What I don’t like about this design, is it creates a little more clunkiness when creating
new values of the UnitSquare
type. At least for values which are basically just a single
primitive, it adds a little extra boilerplate code: you need to call a new
function
and then deal with the fact that you get a Result
back. I will need to try this out in
some of my own code before I come to an opinion, but I have high hopes.
Also, remember that Rust gives you more fidelity when setting the visibility of a field.
One common idiom I use is making a field pub(mod)
; so within a submodule where a struct
is used heavily, I can easily access any field and use deconstruction to my hearts content.
But outside of the submodule, where there is a separation of concerns, the fields are
not visible.
Rust provides many new syntactic tools that make the question of field visibility much more complex. I have found that by understanding if the struct represents the state of a process or if it defines the syntax of a type of value is the most important question.
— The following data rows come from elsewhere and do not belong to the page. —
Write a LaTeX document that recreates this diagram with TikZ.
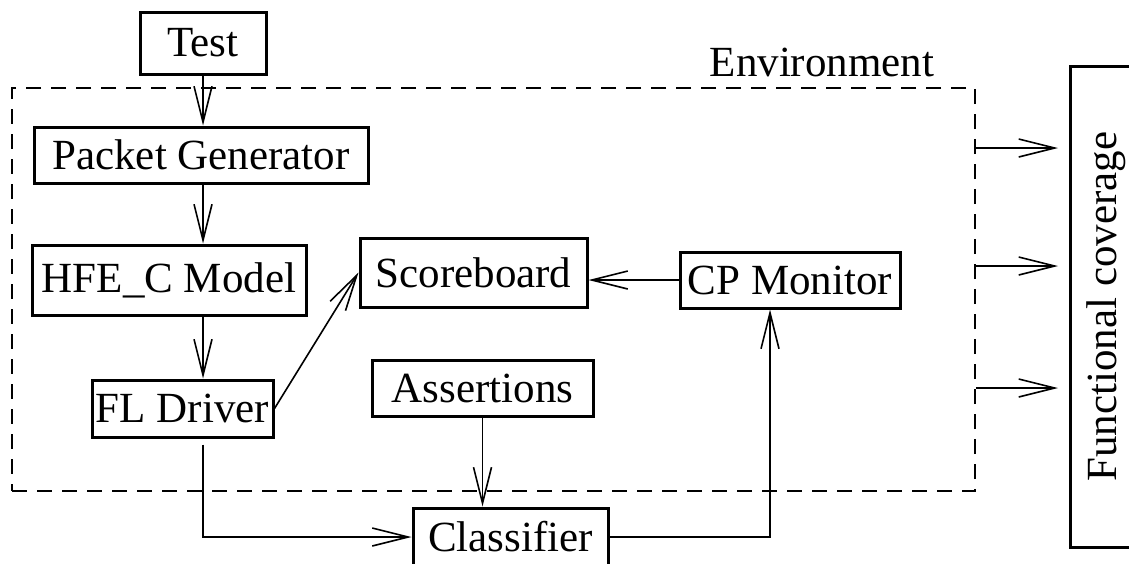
\documentclass[tikz,border=0pt]{standalone}
\usepackage{fontspec}
\setmainfont{Liberation Serif}
\usetikzlibrary{arrows.meta,calc}
\begin{document}
\begin{tikzpicture}[x=0.5pt,y=-0.5pt,
    block/.style={draw,line width=1.5pt,inner sep=0pt,font=\fontsize{21.5}{26}\selectfont},
    link/.style={line width=0.8pt,-{Straight Barb[length=18pt,width=9pt,line width=0.8pt]}}]
  \useasboundingbox (0,0) rectangle (1129,563);
  % environment frame
  \node[draw,dashed,line width=0.8pt,dash pattern=on 7.5pt off 5pt,inner sep=0pt,
    minimum width=481.5pt,minimum height=201.5pt] (env) at (493.5,289.5) {};
  \node[font=\fontsize{21.5}{26}\selectfont] (envlabel) at (822,62) {Environment};
  % blocks
  \draw
    (203,43) node[block,minimum width=63pt,minimum height=31pt] (test) {Test}
    (201,155) node[block,minimum width=167pt,minimum height=28pt] (packet) {Packet Generator}
    (169,280) node[block,minimum width=137pt,minimum height=35pt] (hfe) {HFE\_C Model}
    (182.5,408.5) node[block,minimum width=90.5pt,minimum height=28.5pt] (fld) {FL Driver}
    (473.5,272.5) node[block,minimum width=113.5pt,minimum height=34.5pt] (score) {Scoreboard}
    (790,280) node[block,minimum width=110pt,minimum height=28pt] (cpmon) {CP Monitor}
    (482.5,388) node[block,minimum width=110.5pt,minimum height=28pt] (assert) {Assertions}
    (510.5,537) node[block,minimum width=97.5pt,minimum height=29pt] (classifier) {Classifier};
  % coverage box, cut off by the right edge
  \node[rotate=90,font=\fontsize{21.5}{26}\selectfont] (funcov) at (1106,306.5) {Functional coverage};
  \coordinate (covin) at (1070,306.5);
  \draw[line width=1.5pt] (1300,66) -| (1070,547) -- (1300,547);
  \begin{scope}[link]
    \draw (test.south) to (test.south |- packet.north);
    \draw (packet.south -| test) to (hfe.north -| test);
    \draw (hfe.south -| test) to (fld.north -| test);
    \draw (fld.east) to (score.west);
    \draw (cpmon.west) to (cpmon.west -| score.east);
    \draw[shorten <=3pt] (fld.south -| test) |- (classifier.west);
    \draw (assert.south) to (assert.south |- classifier.north);
    \draw (classifier.east) -| ($(cpmon.south)+(-20,0)$);
    \foreach \y in {148,266,388}
      \draw[shorten >=6pt] (env.east |- 0,\y) to (covin |- 0,\y);
  \end{scope}
\end{tikzpicture}
\end{document}
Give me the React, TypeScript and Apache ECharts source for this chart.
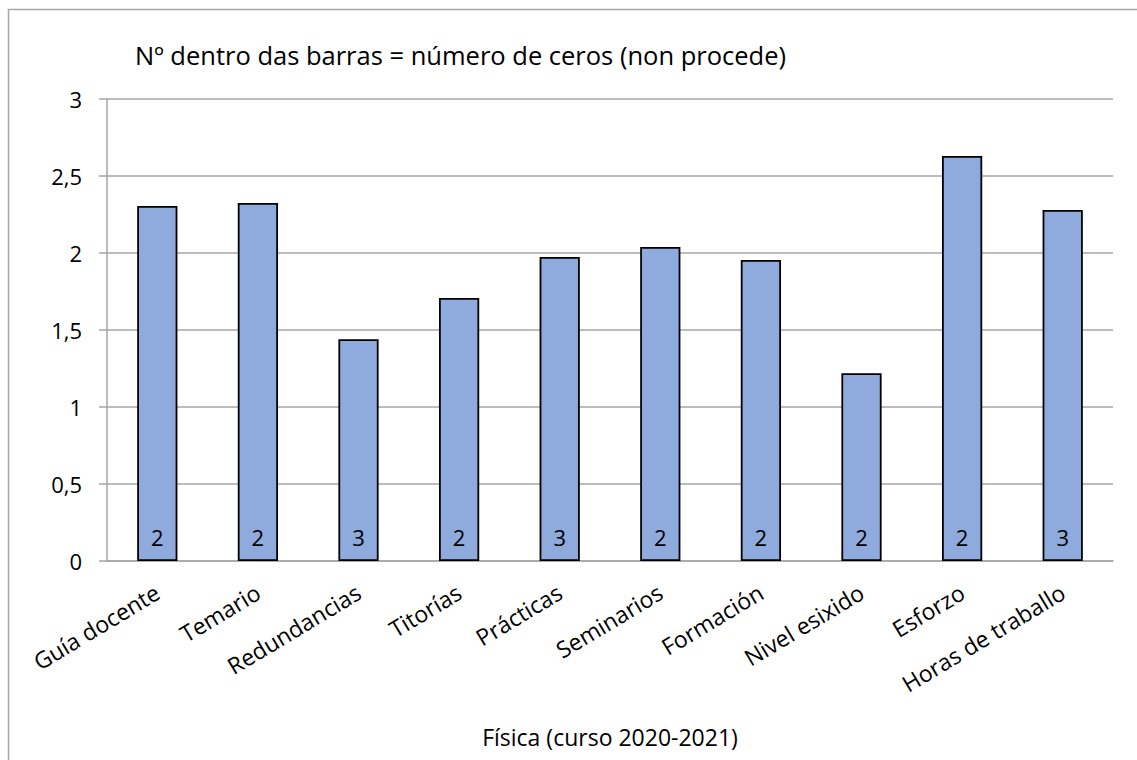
import React, { useEffect, useRef } from "react";
import * as echarts from "echarts";

const categories = [
  "Guía docente",
  "Temario",
  "Redundancias",
  "Titorías",
  "Prácticas",
  "Seminarios",
  "Formación",
  "Nivel esixido",
  "Esforzo",
  "Horas de traballo",
];
const values = [2.305, 2.325, 1.44, 1.708, 1.974, 2.039, 1.955, 1.219, 2.63, 2.279];
const zeros = [2, 2, 3, 2, 3, 2, 2, 2, 2, 3];
const yTicks = { min: 0, max: 3, interval: 0.5 };
const titleText = "Nº dentro das barras = número de ceros (non procede)";
const axisName = "Física (curso 2020-2021)";

const FONT = "'Open Sans', 'Noto Sans', sans-serif";

export default function App() {
  const ref = useRef<HTMLDivElement>(null);
  useEffect(() => {
    if (!ref.current) return;
    const chart = echarts.init(ref.current, null, { renderer: "svg" });
    chart.setOption({
      animation: false,
      backgroundColor: "#ffffff",
      textStyle: { fontFamily: FONT },
      title: {
        text: titleText,
        left: 130,
        top: 37,
        textStyle: { fontFamily: FONT, fontSize: 25.5, fontWeight: "normal", color: "#000" },
      },
      graphic: [
        {
          type: "rect",
          shape: { x: 8.5, y: 9.5, width: 1160, height: 780 },
          style: { fill: "none", stroke: "#a6a6a6", lineWidth: 1.5 },
          silent: true,
        },
        {
          type: "text",
          x: 610,
          y: 737,
          style: {
            text: axisName,
            fontFamily: FONT,
            fontSize: 23,
            fill: "#000",
            align: "center",
            verticalAlign: "middle",
          },
        },
      ],
      grid: { left: 107, right: 24, top: 99, bottom: 199, containLabel: false },
      xAxis: {
        type: "category",
        data: categories,
        axisTick: { show: false },
        axisLine: { show: true, lineStyle: { color: "#a6a6a6", width: 1.5 } },
        axisLabel: {
          rotate: 31,
          margin: 29,
          fontFamily: FONT,
          fontSize: 23,
          color: "#000",
          interval: 0,
        },
      },
      yAxis: {
        type: "value",
        min: yTicks.min,
        max: yTicks.max,
        interval: yTicks.interval,
        axisLine: { show: true, lineStyle: { color: "#a6a6a6", width: 1.5 } },
        axisTick: { show: true, length: 8, lineStyle: { color: "#a6a6a6", width: 1.5 } },
        splitLine: { show: true, lineStyle: { color: "#a6a6a6", width: 1.5 } },
        axisLabel: {
          margin: 25,
          fontFamily: FONT,
          fontSize: 22,
          color: "#000",
          formatter: (v: number) => String(v).replace(".", ","),
        },
      },
      series: [
        {
          type: "bar",
          data: values,
          barCategoryGap: "60%",
          itemStyle: { color: "#8faadc", borderColor: "#000", borderWidth: 1.8 },
          label: {
            show: true,
            position: "insideBottom",
            distance: 13,
            fontFamily: FONT,
            fontSize: 22,
            color: "#000",
            formatter: (p: any) => String(zeros[p.dataIndex]),
          },
        },
      ],
    });
    return () => chart.dispose();
  }, []);
  return (
    <div
      ref={ref}
      style={{ position: "fixed", left: 0, top: 0, width: 1137, height: 760 }}
    />
  );
}
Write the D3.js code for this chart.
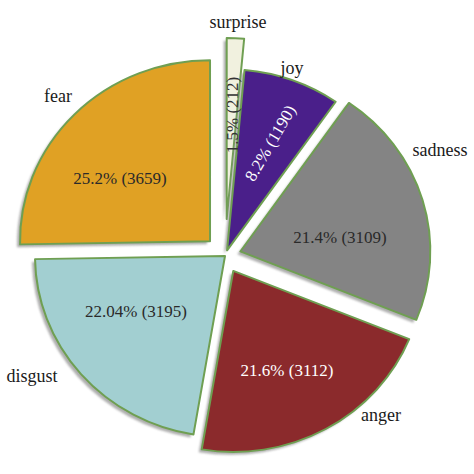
<!DOCTYPE html>
<html>
<head>
<meta charset="utf-8">
<script src="https://cdn.jsdelivr.net/npm/d3@7/dist/d3.min.js"></script>
<style>
  body { margin: 0; background: #fff; }
  svg { display: block; }
  text { font-family: "Liberation Serif", "DejaVu Serif", serif; }
</style>
</head>
<body>
<svg id="chart" width="474" height="474"></svg>
<script>
// data, clockwise from 12 o'clock
var emotions = ["surprise", "joy", "sadness", "anger", "disgust", "fear"];
var counts = [212, 1190, 3109, 3112, 3195, 3659];
var pctLabels = ["1.5%", "8.2%", "21.4%", "21.6%", "22.04%", "25.2%"];
var colors = ["#f1f1df", "#4a1f8a", "#848484", "#8b2a2c", "#a2cfd1", "#e0a124"];

// layout stuff (explode distance along bisector, label spots)
var explode = [37, 6, 16, 17, 0, 21];
var nameSpots = [[238, 28], [292, 74], [440, 156], [381, 421], [32, 382], [58, 102]];
var valueSpots = [[232, 115, -90], [270, 143, -60], [340, 243, 0], [287, 376, 0], [136, 317, 0], [120, 184, 0]];
var valueColors = ["#333", "#fff", "#2a2a2a", "#fff", "#2a2a2a", "#2a2a2a"];

var svg = d3.select("#chart");
var cx = 225, cy = 256;
var r = 190, squash = 0.953;

var pie = d3.pie().sort(null).value(function(d) { return d; });
var arcs = pie(counts);
var arc = d3.arc().innerRadius(0).outerRadius(r);

// drop shadow blur
svg.append("defs").append("filter")
  .attr("id", "blur")
  .append("feGaussianBlur").attr("stdDeviation", 1.2);

var slices = svg.selectAll("g.slice")
  .data(arcs)
  .enter().append("g")
  .attr("class", "slice")
  .attr("transform", function(d, i) {
    var mid = (d.startAngle + d.endAngle) / 2;
    var x = cx + explode[i] * Math.sin(mid);
    var y = cy - explode[i] * Math.cos(mid);
    return "translate(" + x + "," + y + ") scale(1," + squash + ")";
  });

slices.append("path")
  .attr("d", arc)
  .attr("transform", "translate(-3,3)")
  .attr("fill", "#8c8c8c")
  .attr("opacity", 0.7)
  .attr("filter", "url(#blur)");

slices.append("path")
  .attr("d", arc)
  .attr("fill", function(d, i) { return colors[i]; })
  .attr("stroke", "#6f9f52")
  .attr("stroke-width", 2)
  .attr("stroke-linejoin", "round");

// outside names
svg.selectAll("text.name")
  .data(emotions)
  .enter().append("text")
  .attr("class", "name")
  .attr("x", function(d, i) { return nameSpots[i][0]; })
  .attr("y", function(d, i) { return nameSpots[i][1]; })
  .attr("text-anchor", "middle")
  .attr("font-size", 18)
  .attr("fill", "#1a1a1a")
  .text(function(d) { return d; });

// value labels in the slices
svg.selectAll("text.val")
  .data(counts)
  .enter().append("text")
  .attr("class", "val")
  .attr("transform", function(d, i) {
    var s = valueSpots[i];
    return "translate(" + s[0] + "," + s[1] + ") rotate(" + s[2] + ")";
  })
  .attr("dy", function(d, i) { return valueSpots[i][2] ? "0.35em" : 0; })
  .attr("text-anchor", "middle")
  .attr("font-size", 17)
  .attr("fill", function(d, i) { return valueColors[i]; })
  .text(function(d, i) { return pctLabels[i] + " (" + d + ")"; });
</script>
</body>
</html>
For a process, the user sees and cares about the process (what it is doing) and the user should only have the methods which control that process. For a value definition, the user cares about the data itself and using that data, so they will want simple and flexible access to that data. The latter case is more complex, because improving access to the data could cost you the ability to define acceptable values for primitive fields. However, the proposed method above solves that problem while increasing the expressiveness of your code.